UNSC discussions around further sanctions following NK’s rocket launch are expected to roll over to next year. A ROKG official claimed that the new Chinese leadership is still undetermined in its foreign policy and is taking time to consider the sanctions against NK.
The Iranian Govt denied claims about missile cooperation between Iran and NK, saying that they have never dispatched any official to PY for military cooperation.
The ROKG has allowed a Christian group to light a 100-foot tall Christmas tree next to the DMZ.
President-elect Park has appointed controversial political pundit Yoon Chang-jung as her chief spokesperson, triggering angry reactions from the DUP and even surprising Saenuri party officials. Yoon is known for his “lopsided political view and a foul mouth,” and has previously called elder conservatives “political prostitutes” for endorsing Moon Jae-in.
ANALYSIS & OPINION
Donald Gregg: “President Park is a realist, and as such she will quickly see the need to reestablish meaningful dialogue with North Korea by taking Kim Jong-un seriously and meeting with him. In five years, when her term comes to an I end, I am certain that Park Geun-hye will have left North-South relations in far better shape than they are now, and that her presidency will have gained both support and respect from her neighbors in Tokyo and Beijing, and from Moscow and Washington as well.”

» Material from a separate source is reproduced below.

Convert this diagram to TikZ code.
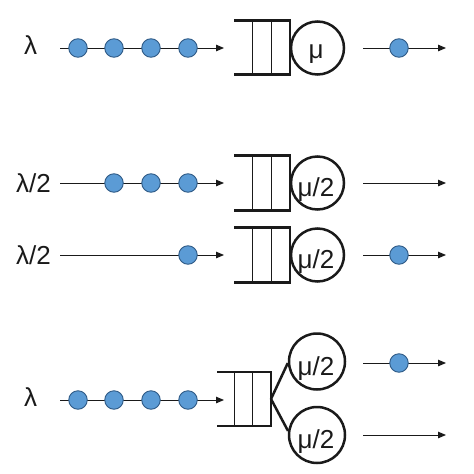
\documentclass[tikz,border=0pt]{standalone}
\usepackage{fontspec}
\setmainfont{Liberation Sans}
\usetikzlibrary{arrows.meta}
\definecolor{dotfill}{HTML}{5B9BD5}
\definecolor{dotline}{HTML}{2E5A86}
\definecolor{ink}{HTML}{1A1A1A}
\begin{document}
\begin{tikzpicture}[x=1pt,y=-1pt,
  dot/.style={circle,draw=dotline,line width=0.9pt,fill=dotfill,inner sep=0pt,minimum size=18.5pt},
  flow/.style={draw=ink,line width=1pt,-{Triangle[length=8pt,width=6.5pt]}},
  qedge/.style={draw=ink,line width=2.8pt},
  qslot/.style={draw=ink,line width=1pt},
  server/.style={circle,draw=ink,line width=2.5pt,inner sep=0pt,minimum size=53pt},
  lab/.style={text=ink,font=\fontsize{26}{30}\selectfont,inner sep=0pt,anchor=base},
  link/.style={draw=ink,line width=2.5pt}]
\useasboundingbox (0,0) rectangle (474,474);
\fill[white] (0,0) rectangle (474,474);

% ---------- row 1 ----------
\node[lab] (l1) at (30.5,54.5) {λ};
\coordinate (a1s) at (60,48);
\coordinate (a1e) at (224,48);
\draw[flow] (a1s) -- (a1e);
\foreach \x [count=\i] in {78,114,151,188} \node[dot] (d1\i) at (\x,48) {};
\draw[qedge] (234,20.7) -- (290,20.7) -- (290,74.3) -- (234,74.3);
\draw[qslot] (252,20.7) -- (252,74.3) (271,20.7) -- (271,74.3);
\node[server] (s1) at (317.5,48) {};
\node[lab] (m1) at (316,58) {μ};
\coordinate (o1s) at (363,48);
\coordinate (o1e) at (446,48);
\draw[flow] (o1s) -- (o1e);
\node[dot] (e1) at (399,48) {};

% ---------- row 2 ----------
\node[lab] (l2) at (33.5,192) {λ/2};
\coordinate (a2s) at (60,183);
\coordinate (a2e) at (224,183);
\draw[flow] (a2s) -- (a2e);
\foreach \x [count=\i] in {114,151,188} \node[dot] (d2\i) at (\x,183) {};
\draw[qedge] (234,155.5) -- (290,155.5) -- (290,210.5) -- (234,210.5);
\draw[qslot] (252,155.5) -- (252,210.5) (271,155.5) -- (271,210.5);
\node[server] (s2) at (317.5,183) {};
\node[lab] (m2) at (316,196) {μ/2};
\coordinate (o2s) at (363,183);
\coordinate (o2e) at (446,183);
\draw[flow] (o2s) -- (o2e);

% ---------- row 3 ----------
\node[lab] (l3) at (33.5,264) {λ/2};
\coordinate (a3s) at (60,255);
\coordinate (a3e) at (224,255);
\draw[flow] (a3s) -- (a3e);
\node[dot] (d31) at (188,255) {};
\draw[qedge] (234,227.5) -- (290,227.5) -- (290,282.5) -- (234,282.5);
\draw[qslot] (252,227.5) -- (252,282.5) (271,227.5) -- (271,282.5);
\node[server] (s3) at (317.5,255) {};
\node[lab] (m3) at (316,268) {μ/2};
\coordinate (o3s) at (363,255);
\coordinate (o3e) at (446,255);
\draw[flow] (o3s) -- (o3e);
\node[dot] (e3) at (399,255) {};

% ---------- row 4 ----------
\node[lab] (l4) at (30.5,406.5) {λ};
\coordinate (a4s) at (60,400);
\coordinate (a4e) at (224,400);
\draw[flow] (a4s) -- (a4e);
\foreach \x [count=\i] in {78,114,151,188} \node[dot] (d4\i) at (\x,400) {};
\draw[qedge] (217,372) -- (271,372) -- (271,426) -- (217,426);
\draw[qslot] (234,372) -- (234,426) (252.5,372) -- (252.5,426);
\coordinate (q4) at (271,399);
\node[server,minimum size=56pt] (s4a) at (317,361.5) {};
\node[server,minimum size=56pt] (s4b) at (317,435) {};
\draw[link] (q4) -- (s4a.183);
\draw[link] (q4) -- (s4b.172);
\node[lab] (m4a) at (316,375) {μ/2};
\node[lab] (m4b) at (316,448) {μ/2};
\coordinate (o4as) at (363,363);
\coordinate (o4ae) at (446,363);
\draw[flow] (o4as) -- (o4ae);
\node[dot] (e4) at (399,363) {};
\coordinate (o4bs) at (363,435);
\coordinate (o4be) at (446,435);
\draw[flow] (o4bs) -- (o4be);
\end{tikzpicture}
\end{document}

Alexandre Mansourov argues that in the past year, KJU has reasserted party control over the military, overhauled the military and security establishment, rolled back the military-first revolution, restructured the socio-economic team, and adjusted the foreign policy team to better suit his own leadership style and policy preferences.
The AP’s David Guttenfelder on being a photographer in NK: Despite the official oversight, we try to see and do as much as we can, push the limits, dig as deeply as possible, give an honest view of what we are able to see. Over time, there have been more and more opportunities to leave the showplace capital, Pyongyang, and mingle with the people. But they are usually wary of foreigners and aware that they too are being watched.